We gathered these comments from an email Randall Terry sent around and from a couple of other sources, including Pope Francis' new wikipedia entry. We have highlighted a document from the 2007 Latin America Bishops Conference well worth referencing in the future.
- In 2007 Cardinal Bergoglio stated, “We aren’t in agreement with the death penalty,” he said, “but in Argentina we have the death penalty. A child conceived by the rape of a mentally ill or retarded woman can be condemned to death.”
In 2007, following Pope Benedict’s meeting with Latin American bishops, the Fifth General Conference of the Bishops of Latin America produced a joint statement, known as the Aparecida Document; it was presented by Cardinal Bergoglio himself.
Paragraph 436: We hope that legislators, heads of government, and health
professionals, conscious of the dignity of human life and of the
rootedness of the family in our peoples, will defend and protect it from
the abominable crimes of abortion and euthanasia; that is their
responsibility. Hence, in response to government laws and provisions
that are unjust in the light of faith and reason, conscientious
objection should be encouraged. We must adhere to “eucharistic
coherence,” that is, be conscious that they cannot receive holy
communion and at the same time act with deeds or words against the
commandments, particularly when abortion, euthanasia, and other grave
crimes against life and family are encouraged. This responsibility
weighs particularly over legislators, heads of government, and health
professionals.
"We need to avoid the spiritual sickness of a church that is wrapped up in its own world: when a church becomes like this, it grows sick. It is true that going out on to the street implies the risk of accidents happening, as they would to any ordinary man or woman. But if the church stays wrapped up in itself, it will age. And if I had to choose between a wounded church that goes out on to the streets and a sick, withdrawn church, I would definitely choose the first one."
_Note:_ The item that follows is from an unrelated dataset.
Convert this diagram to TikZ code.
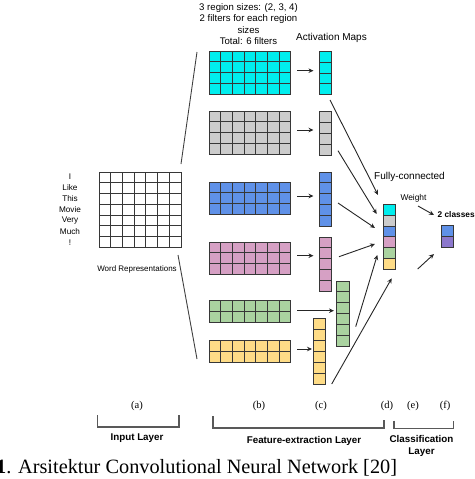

"In our ecclesiastical region there are priests who don't baptize the children of single mothers because they weren't conceived in the sanctity of marriage. These are today's hypocrites. Those who criticize the church. Those who separate the people of God from salvation. And this poor girl who, rather than returning the child to sender, had the courage to carry it into the world, must wander from parish to parish so that it's baptized!"
“Today,” he wrote, “elderly people are discarded when, in reality, they are the seat of wisdom of the society. The right to life means allowing people to live and not killing, allowing them to grow, to eat, to be educated, to be healed, and to be permitted to die with dignity.” – Cardinal Bergoglio/Pope Francis
Since his election and introduction to the world yesterday, Pope Francis’s many strong pro-life statements as bishop of Buenos Aires have been making the rounds, but I think this is the most powerful one I’ve seen yet, from 2005:
Defend the unborn against abortion even if they persecute you, calumniate you, set traps for you, take you to court or kill you. No child should be deprived of the right to be born, the right to be fed, the right to go to school.
What really touches me about this statement is that not only does Pope Francis speak to the right to life of the unborn child, he acknowledges that fighting for their right to life often involves tremendous sacrifice, from being lied about to being physically attacked.
But I have to confess, sometimes it seems church leaders, both Protestant and Catholic—despite unequivocal opposition to abortion—don’t really understand what it’s like fighting abortion “in the trenches.”
It’s extremely encouraging to know that the new pope understands and sympathizes with the challenges we face fighting to save unborn babies from abortion. He clearly recognizes that action speaks louder than words—and that with effective action comes persecution.
As bishop of Buenos Aires, Cardinal Bergoglio was already under attack himself for his strong stance in defense of marriage, family and the right to life. The attacks will only increase now that he’s been elevated to the papacy.
Posted by: Eileen Peterson | March 15, 2013 at 07:55 AM
Thank you so much for your research and Pope Francis' important quotes regarding the sanctity of life and the responsibility of legislators to respect and defend the vulnerable lives of innocent children before birth as well as the vulnerable elderly and the infirm.